Voici la biographie qu’il présente à l’accueil de son site (!) :
Denis Frémond, vous êtes né à Versailles en 1951.
Pas du tout, non, je suis né au Havre en 1950.
Pardon ! Votre père était un célèbre poète espagnol, je crois.
Oh non, il était matador de taureaux dans une entreprise de consulting sur le port de Hambourg.
Très bien... Hambourg, donc, je le note. Bien. Votre mère est une véliplanchiste originaire d'une ethnie d'Asie centrale...
Paix à son âme... mais si vous voulez, je ne suis pas contrariant, vous savez. Vous avez raison de plaisanter, ces biographies sont inutiles et le plus souvent ennuyeuses, convenues. Nous sommes des gens si sérieux, nous les peintres, avec nos litanies d'expositions, de salons, de collections privées. Mais les gens souhaitent malgré tout connaître le peintre, ses origines, son cheminement, ses sources d'inspiration... Mettez : extraction bourgeoise.
Parfait. Comment êtes-vous venu à la peinture ?
Par élimination... En sortant de l'Ecole Boulle j'ai intégré l'équipe de lads d'un haras de Basse-Normandie, mais au fond je ne savais pas où j'allais, j'ai ensuite animé pendant une saison une revue du Casino de Paris, puis dirigé pendant quatre ans une petite fabrique de tabourets, pour finalement embarquer à bord de la Jeanne-d 'Arc comme clairon.
Pourquoi finalement la peinture ?
C'est une bonne question. On se demande en effet ce qui peut bien pousser les gens à exercer l'activité de peintre. Pourquoi y a-t-il tant de peintres ? Pourquoi vouloir absolument étaler de la pâte de couleur sur une toile tendue ? C'est grotesque.
Vous avez d'ailleurs publié un ouvrage consacré à la pâte de couleur, notamment au ridicule de l'ocre rouge...
Ah non, ce n'est pas moi, non... mais je suis bien d'accord avec ça, l'ocre rouge est complètement ridicule. Non, j'ai en revanche travaillé sur une grosse étude traitant de la notion de "singe congelé".
Il n'y a pas beaucoup de singe congelé dans votre peinture.

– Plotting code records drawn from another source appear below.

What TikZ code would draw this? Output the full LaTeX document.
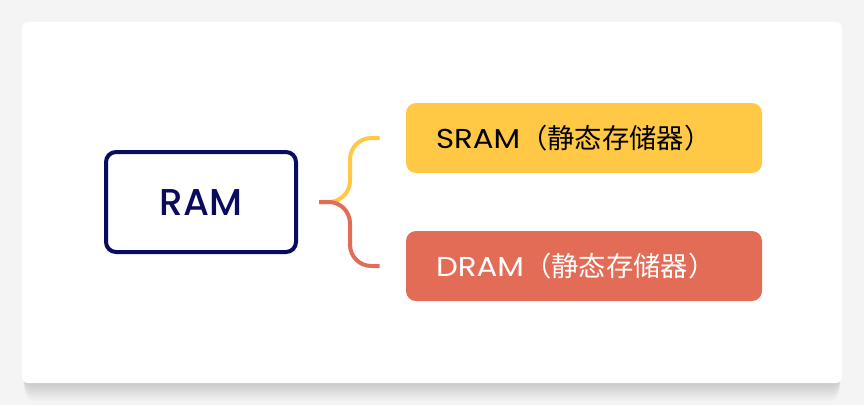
\documentclass[tikz,border=0pt]{standalone}
\usepackage{fontspec}
\setmainfont{Poppins}[FakeStretch=1.13]
\newfontfamily\popm{Poppins Medium}
\newfontfamily\cjk{Noto Sans CJK SC}
\definecolor{bgc}{HTML}{F4F4F4}
\definecolor{navy}{HTML}{0B0B5E}
\definecolor{sun}{HTML}{FFC845}
\definecolor{coral}{HTML}{E36C57}
\tikzset{
  ramnode/.style={draw=navy, line width=3pt, rounded corners=7.5pt, fill=white,
    minimum width=142.5pt, minimum height=75pt, inner sep=0pt, text=navy,
    font=\popm\fontsize{28}{30}\selectfont},
  memnode/.style={rounded corners=7.5pt, minimum height=52.5pt, text width=222pt,
    inner xsep=22.5pt, inner ysep=0pt, align=left,
    font=\fontsize{20.5}{24}\selectfont},
  bracel/.style={line width=3pt, rounded corners=16pt}
}
\begin{document}
\begin{tikzpicture}[x=0.75pt,y=-0.75pt]
\fill[bgc] (0,0) rectangle (864,405);
\useasboundingbox (0,0) rectangle (864,405);
% card shadow
\foreach \i in {1,...,14}
  \fill[black,opacity=0.01,rounded corners=8pt] (22+\i*0.2,26) rectangle (842-\i*0.2,383+\i*1.3);
\fill[white,rounded corners=4.5pt] (22,22) rectangle (842,383);
% nodes
\node[ramnode] (ram) at (201,202) {RAM};
\node[memnode, fill=sun, text=black] (sram) at (584,138) {SRAM{\cjk （静态存储器）}};
\node[memnode, fill=coral, text=white] (dram) at (584,266) {DRAM{\cjk （静态存储器）}};
% brace
\coordinate (bl) at (319,202);
\coordinate (bt) at ([xshift=-19.5pt]sram.west);
\coordinate (bb) at ([xshift=-19.5pt]dram.west);
\draw[bracel, sun] (bl) -| (350,138) -- (bt);
\draw[bracel, coral] (bl) -| (350,266) -- (bb);
\end{tikzpicture}
\end{document}
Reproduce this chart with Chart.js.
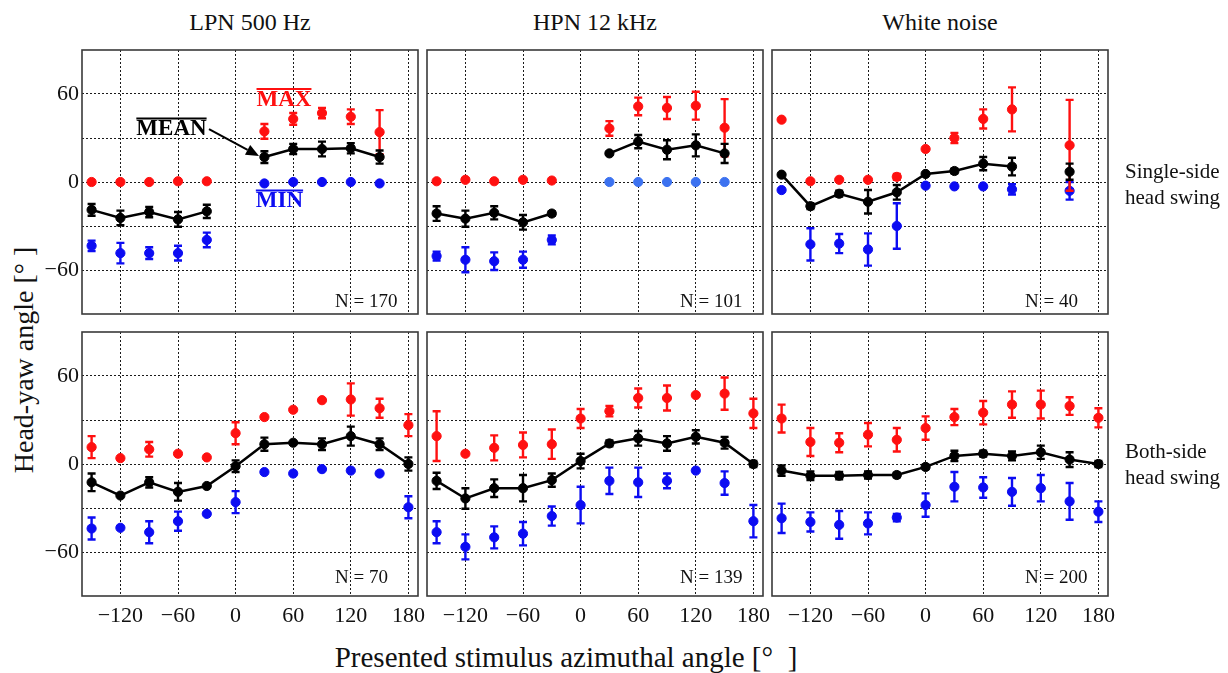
<!DOCTYPE html>
<html>
<head>
<meta charset="utf-8">
<script src="https://cdn.jsdelivr.net/npm/chart.js@4.4.1/dist/chart.umd.min.js"></script>
<style>
  html, body { margin: 0; padding: 0; background: #fff; }
  #fig { position: relative; width: 1228px; height: 673px; overflow: hidden;
         font-family: "Liberation Serif", "Times New Roman", serif; color: #111; }
  #fig canvas { position: absolute; }
  .col-title { position: absolute; top: 10px; width: 336px; text-align: center;
               font-size: 24px; line-height: 24px; white-space: nowrap; }
  .row-title { position: absolute; left: 1125px; font-size: 21px; line-height: 26px; white-space: nowrap; }
  #x-title { position: absolute; left: 266px; width: 600px; top: 642px; text-align: center;
             font-size: 29px; line-height: 30px; white-space: nowrap; }
  #y-title { position: absolute; left: -126px; top: 345px; width: 300px; height: 30px;
             text-align: center; font-size: 28px; line-height: 30px; white-space: nowrap;
             transform: rotate(-90deg); transform-origin: 150px 15px; }
</style>
</head>
<body>
<div id="fig">
  <div id="y-title">Head-yaw angle [°&nbsp;]</div>
  <div id="x-title">Presented stimulus azimuthal angle [°&nbsp;&nbsp;]</div>
</div>
<script>
// ---- axes & labels ----
const ANGLES = [-150, -120, -90, -60, -30, 0, 30, 60, 90, 120, 150, 180];
const X_TICKS = [-120, -60, 0, 60, 120, 180];
const Y_GRID = [-60, -30, 0, 30, 60];
const Y_LABELED = [-60, 0, 60];
const COLUMN_TITLES = ['LPN 500 Hz', 'HPN 12 kHz', 'White noise'];
const ROW_TITLES = [['Single-side', 'head swing'], ['Both-side', 'head swing']];
const SAMPLE_SIZES = [170, 101, 40, 70, 139, 200];

// ---- single-side head swing ----
const lpnSingleMax     = [0, 0, 0, 0.5, 0.5, null, 34.5, 43, 47, 44.5, 34, null];
const lpnSingleMaxErr  = [0, 0, 0, 0, 0, null, 5, 4, 3.5, 5, 15, null];
const lpnSingleMean    = [-19, -24.5, -20.5, -25.5, -20, null, 17, 22.5, 22.5, 23, 17, null];
const lpnSingleMeanErr = [4, 5, 3.5, 5, 4.5, null, 4, 3.5, 5, 3.5, 4.5, null];
const lpnSingleMin     = [-43.5, -48.5, -48.5, -48.5, -39.5, null, -1, 0, 0, 0, -1, null];
const lpnSingleMinErr  = [3.5, 7, 4, 5, 5, null, 0, 0, 0, 0, 0, null];

const hpnSingleMax     = [0.5, 1.5, 0.5, 1.5, 1, null, 36.5, 51.5, 50.5, 52, 37, null];
const hpnSingleMaxErr  = [0, 1, 0, 1, 0, null, 5, 6, 7.5, 9.5, 19.5, null];
const hpnSingleMean    = [-21.5, -25, -21, -27.5, -21.5, null, 19.5, 27.5, 22, 25, 19.5, null];
const hpnSingleMeanErr = [5, 5.5, 4.5, 5, 1.5, null, 1, 4.5, 6.5, 7.5, 6.5, null];
const hpnSingleMin     = [-50.5, -53, -54, -53, -39.5, null, 0, 0, 0, 0, 0, null];
const hpnSingleMinErr  = [3, 8.5, 6, 5.5, 3, null, 0, 0, 0, 0, 0, null];

const wnSingleMax      = [42.5, 0.5, 1.5, 1.5, 3.5, 22.5, 30, 43, 49.5, null, 25, null];
const wnSingleMaxErr   = [0, 0, 0, 0, 2, 0, 3.5, 6.5, 15, null, 31, null];
const wnSingleMean     = [5, -16.5, -8, -13.5, -7, 5.5, 7.5, 12.5, 10.5, null, 7, null];
const wnSingleMeanErr  = [0, 2, 2, 8, 5, 0, 1.5, 4.5, 6, null, 5.5, null];
const wnSingleMin      = [-5.5, -42.5, -42, -46, -30, -2.5, -3, -3, -5, null, -6, null];
const wnSingleMinErr   = [0, 11, 6.5, 11, 15.5, 0, 0, 0, 3.5, null, 6, null];

// ---- both-side head swing ----
const lpnBothMax       = [11.5, 4, 10, 7, 4.5, 21, 32, 37, 43.5, 44, 38, 26.5];
const lpnBothMaxErr    = [7.5, 0, 5, 0, 0, 7.5, 0, 0, 0, 11, 6.5, 7.5];
const lpnBothMean      = [-12.5, -21.5, -12.5, -19, -15, -1.5, 13.5, 14.5, 13.5, 19, 13.5, 0];
const lpnBothMeanErr   = [6, 0, 3.5, 6, 0, 4, 4.5, 0, 4, 6.5, 4, 4.5];
const lpnBothMin       = [-44, -43.5, -46.5, -39, -34, -26, -5.5, -6.5, -3.5, -4.5, -6.5, -29.5];
const lpnBothMinErr    = [7.5, 0, 7.5, 6.5, 0, 7.5, 0, 0, 0, 0, 0, 7.5];

const hpnBothMax       = [19, 7, 11, 13, 13.5, 31, 36, 45, 45, 47, 48, 34.5];
const hpnBothMaxErr    = [17, 0, 8.5, 8.5, 10, 6.5, 3.5, 6.5, 8.5, 0, 11, 10];
const hpnBothMean      = [-11.5, -23.5, -16.5, -16.5, -11, 2, 14, 17.5, 14, 18.5, 14.5, 0];
const hpnBothMeanErr   = [5.5, 7, 6, 9, 4.5, 5, 2, 5, 5, 4.5, 4, 2];
const hpnBothMin       = [-46.5, -56.5, -50, -47.5, -35.5, -28, -11.5, -12.5, -11.5, -4.5, -13, -39];
const hpnBothMinErr    = [7.5, 8.5, 7.5, 8, 6.5, 12.5, 9, 10, 5, 0, 8, 11];

const wnBothMax        = [31, 15, 14.5, 20, 16.5, 24.5, 32, 35, 40.5, 40.5, 39.5, 31.5];
const wnBothMaxErr     = [9.5, 9.5, 6.5, 8, 8, 8, 5.5, 8, 9, 9.5, 6, 6.5];
const wnBothMean       = [-4.5, -8, -8, -7.5, -7.5, -2, 5.5, 7, 5.5, 8, 3, 0];
const wnBothMeanErr    = [3.5, 3, 2.5, 2.5, 1.5, 1.5, 3.5, 2, 3, 4.5, 5, 2];
const wnBothMin        = [-37, -39.5, -41.5, -40.5, -36.5, -28, -15.5, -16, -19, -16.5, -25.5, -32.5];
const wnBothMinErr     = [10, 6.5, 9.5, 7.5, 2.5, 8, 10, 7, 9.5, 9, 12.5, 7];

const PANELS = [
  { max: lpnSingleMax, maxErr: lpnSingleMaxErr, mean: lpnSingleMean, meanErr: lpnSingleMeanErr, min: lpnSingleMin, minErr: lpnSingleMinErr },
  { max: hpnSingleMax, maxErr: hpnSingleMaxErr, mean: hpnSingleMean, meanErr: hpnSingleMeanErr, min: hpnSingleMin, minErr: hpnSingleMinErr, paleMinRight: true },
  { max: wnSingleMax,  maxErr: wnSingleMaxErr,  mean: wnSingleMean,  meanErr: wnSingleMeanErr,  min: wnSingleMin,  minErr: wnSingleMinErr },
  { max: lpnBothMax,   maxErr: lpnBothMaxErr,   mean: lpnBothMean,   meanErr: lpnBothMeanErr,   min: lpnBothMin,   minErr: lpnBothMinErr },
  { max: hpnBothMax,   maxErr: hpnBothMaxErr,   mean: hpnBothMean,   meanErr: hpnBothMeanErr,   min: hpnBothMin,   minErr: hpnBothMinErr },
  { max: wnBothMax,    maxErr: wnBothMaxErr,    mean: wnBothMean,    meanErr: wnBothMeanErr,    min: wnBothMin,    minErr: wnBothMinErr }
];

// ---- styling & layout ----
const SERIF = '"Liberation Serif", "Times New Roman", serif';
const RED = '#ff1010', BLUE = '#0c0cf2', PALE_BLUE = '#3c72f0', BLACK = '#000000';
const AREA_LEFT = [82, 427, 772];
const AREA_TOP = [50, 332];
const AREA_W = 336, AREA_H = 264;
const PAD_L = 62, PAD_T = 10, PAD_R = 30, PAD_B = 46;

const fig = document.getElementById('fig');
const fmt = v => (v < 0 ? '\u2212' + Math.abs(v) : String(v));
const toPoints = arr => ANGLES.map((a, i) => ({ x: a, y: arr[i] }));

// vertical error bars with caps, drawn under each dataset's markers
const errorBarPlugin = {
  id: 'errorBars',
  beforeDatasetDraw(chart, args) {
    const ds = chart.data.datasets[args.index];
    if (!ds.errorBars) return;
    const { ctx } = chart;
    const xs = chart.scales.x, ys = chart.scales.y;
    ctx.save();
    ctx.strokeStyle = ds.errorColor;
    ctx.lineWidth = 2.4;
    ds.data.forEach((pt, i) => {
      const e = ds.errorBars[i];
      if (pt.y == null || !e) return;
      const px = xs.getPixelForValue(pt.x);
      const top = ys.getPixelForValue(pt.y + e);
      const bot = ys.getPixelForValue(pt.y - e);
      ctx.beginPath();
      ctx.moveTo(px, top); ctx.lineTo(px, bot);
      ctx.moveTo(px - 4, top); ctx.lineTo(px + 4, top);
      ctx.moveTo(px - 4, bot); ctx.lineTo(px + 4, bot);
      ctx.stroke();
    });
    ctx.restore();
  }
};

// panel frame and sample-size note
const framePlugin = {
  id: 'frame',
  afterDraw(chart, args, opts) {
    const { ctx, chartArea: a } = chart;
    ctx.save();
    ctx.strokeStyle = '#3a3a3a';
    ctx.lineWidth = 1.6;
    ctx.strokeRect(a.left, a.top, a.right - a.left, a.bottom - a.top);
    ctx.fillStyle = '#111';
    ctx.font = '19px ' + SERIF;
    ctx.textBaseline = 'alphabetic';
    ctx.textAlign = 'left';
    ctx.fillText('N = ' + opts.n, a.left + 253, a.bottom - opts.nLift);
    ctx.restore();
  }
};

// MAX / MEAN / MIN callouts with overlines and an arrow to the mean curve
const calloutPlugin = {
  id: 'callouts',
  afterDatasetsDraw(chart, args, opts) {
    const { ctx } = chart;
    const xs = chart.scales.x, ys = chart.scales.y;
    ctx.save();
    ctx.font = 'bold 23px ' + SERIF;
    ctx.textAlign = 'center';
    ctx.textBaseline = 'middle';
    opts.items.forEach(it => {
      const cx = xs.getPixelForValue(it.x), cy = ys.getPixelForValue(it.y);
      ctx.fillStyle = it.color;
      ctx.fillText(it.text, cx, cy + 1);
      const w = ctx.measureText(it.text).width;
      ctx.strokeStyle = it.color;
      ctx.lineWidth = 2;
      ctx.beginPath();
      ctx.moveTo(cx - w / 2, cy - 10);
      ctx.lineTo(cx + w / 2, cy - 10);
      ctx.stroke();
    });
    const a = opts.arrow;
    const x0 = xs.getPixelForValue(a.from[0]), y0 = ys.getPixelForValue(a.from[1]);
    const x1 = xs.getPixelForValue(a.to[0]), y1 = ys.getPixelForValue(a.to[1]);
    const ang = Math.atan2(y1 - y0, x1 - x0);
    const head = 13, half = 5.5;
    ctx.strokeStyle = BLACK; ctx.fillStyle = BLACK; ctx.lineWidth = 2;
    ctx.beginPath();
    ctx.moveTo(x0, y0);
    ctx.lineTo(x1 - head * Math.cos(ang), y1 - head * Math.sin(ang));
    ctx.stroke();
    ctx.beginPath();
    ctx.moveTo(x1, y1);
    ctx.lineTo(x1 - head * Math.cos(ang) + half * Math.sin(ang), y1 - head * Math.sin(ang) - half * Math.cos(ang));
    ctx.lineTo(x1 - head * Math.cos(ang) - half * Math.sin(ang), y1 - head * Math.sin(ang) + half * Math.cos(ang));
    ctx.closePath();
    ctx.fill();
    ctx.restore();
  }
};

function markerSet(label, values, errs, color, extra) {
  return Object.assign({
    label,
    data: toPoints(values),
    errorBars: errs,
    errorColor: color,
    showLine: false,
    pointRadius: 4.6,
    pointHoverRadius: 4.6,
    pointBorderWidth: 1,
    pointBackgroundColor: color,
    pointBorderColor: color,
    borderColor: color,
    backgroundColor: color
  }, extra || {});
}

function makePanel(p, idx) {
  const row = Math.floor(idx / 3), col = idx % 3;
  const canvas = document.createElement('canvas');
  canvas.width = AREA_W + PAD_L + PAD_R;
  canvas.height = AREA_H + PAD_T + PAD_B;
  canvas.style.left = (AREA_LEFT[col] - PAD_L) + 'px';
  canvas.style.top = (AREA_TOP[row] - PAD_T) + 'px';
  fig.appendChild(canvas);

  const minColor = p.paleMinRight
    ? (c => (c.raw && c.raw.x > 0 ? PALE_BLUE : BLUE))
    : BLUE;

  const datasets = [
    markerSet('MEAN', p.mean, p.meanErr, BLACK, { showLine: true, borderWidth: 2.5, spanGaps: false, tension: 0 }),
    markerSet('MAX', p.max, p.maxErr, RED),
    markerSet('MIN', p.min, p.minErr, BLUE, { pointBackgroundColor: minColor, pointBorderColor: minColor })
  ];

  const plugins = [errorBarPlugin, framePlugin];
  if (idx === 0) plugins.push(calloutPlugin);

  new Chart(canvas, {
    type: 'line',
    data: { datasets },
    plugins,
    options: {
      responsive: false,
      maintainAspectRatio: false,
      animation: false,
      devicePixelRatio: 1,
      events: [],
      layout: { padding: { left: 0, top: PAD_T, right: PAD_R, bottom: 0 } },
      plugins: {
        legend: { display: false },
        tooltip: { enabled: false },
        frame: { n: SAMPLE_SIZES[idx], nLift: row === 0 ? 7 : 13 },
        callouts: {
          items: [
            { text: 'MAX', color: RED, x: 50.4, y: 56.6 },
            { text: 'MEAN', color: BLACK, x: -66.8, y: 36.5 },
            { text: 'MIN', color: BLUE, x: 45.7, y: -12.6 }
          ],
          arrow: { from: [-27.7, 36.1], to: [24.4, 17.7] }
        }
      },
      scales: {
        x: {
          type: 'linear', min: -160, max: 190,
          afterBuildTicks: s => { s.ticks = X_TICKS.map(v => ({ value: v })); },
          afterFit: s => { s.height = PAD_B; s.paddingLeft = 0; s.paddingRight = 0; },
          grid: { color: '#1a1a1a', lineWidth: 1, drawTicks: false },
          border: { display: false, dash: [2, 2] },
          ticks: {
            display: row === 1, padding: 7, color: '#111', maxRotation: 0, autoSkip: false,
            font: { family: SERIF, size: 22 },
            callback: v => fmt(v)
          }
        },
        y: {
          type: 'linear', min: -90, max: 90,
          afterBuildTicks: s => { s.ticks = Y_GRID.map(v => ({ value: v })); },
          afterFit: s => { s.width = PAD_L; s.paddingTop = 0; s.paddingBottom = 0; },
          grid: { color: '#1a1a1a', lineWidth: 1, drawTicks: false },
          border: { display: false, dash: [2, 2] },
          ticks: {
            display: col === 0, padding: 3, color: '#111', autoSkip: false,
            font: { family: SERIF, size: 22 },
            callback: v => (Y_LABELED.includes(v) ? fmt(v) : '')
          }
        }
      }
    }
  });
}

PANELS.forEach(makePanel);

// column and row headings
COLUMN_TITLES.forEach((t, c) => {
  const d = document.createElement('div');
  d.className = 'col-title';
  d.style.left = AREA_LEFT[c] + 'px';
  d.textContent = t;
  fig.appendChild(d);
});
ROW_TITLES.forEach((lines, r) => {
  const d = document.createElement('div');
  d.className = 'row-title';
  d.style.top = (r === 0 ? 158 : 438) + 'px';
  d.innerHTML = lines.join('<br>');
  fig.appendChild(d);
});
</script>
</body>
</html>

A une époque, j'avais pensé proposer à l'Opéra de Paris, pour remplacer le plafond de Chagall, le projet d'une gigantesque "Nature morte au singe congelé". Mais vous savez comment ça se passe dans ces grandes institutions, c'est copinage et compagnie...
On note également l'absence totale de vélomoteur dans votre peinture, vos personnages ne sont jamais motorisés, c'est un parti pris ?
Non, et je ne l'avais pas remarqué, voyez-vous, c'est involontaire. Mais les peintres ont besoin du regard des autres, de leur recul. Et il m'est arrivé de tenir compte de ce que j'entendais ici ou là. A mes débuts, on m'a un jour fait remarquer que je ne peignais que des manteaux. Pour l'exposition suivante j'ai fait attention.
Tout à fait autre chose : on dit que le mot "approximatif" est votre préféré.
Ah bon ?... "Approximatif" ?
Oui, "approximatif", c'est ce qu'on m'a dit.
Mon préféré... oui, c'est un mot que j'aime bien, mais "mobylette" n'est pas mal non plus, et "manteau" surtout, lui a été mon préféré pendant longtemps dans les années 70 et 80. Bon, c'est vrai que "approximatif" associé à d'autres crée des combinaisons intéressantes, variées, par exemple avec "ingénieur", avec "philosophie", avec "poussière", etc… mais c'est un mot qui a besoin des autres. "Manteau" est drôle en soi. Il désigne un objet dont on se fout éperdument, sa qualité de manteau ne lui vaut rien... Vous vous intéressez à l'idée de manteau, vous ?
Non.
Vous voyez.
Donc..."approximatif" au fond n'est pas votre préféré.
Un retraité approximatif, c'est drôle... Et un peintre approximatif ? Non, la combinaison fonctionne moins bien. Par contre avec "vibraphoniste" on voit tout de suite l'image du type calamiteux debout derrière son instrument : c'est visuel, quoiqu'en l'occurrence il ne s'agisse pas d'un critère de qualité. Plus c'est abstrait, mieux c'est. Poussière approximative, c'est bien.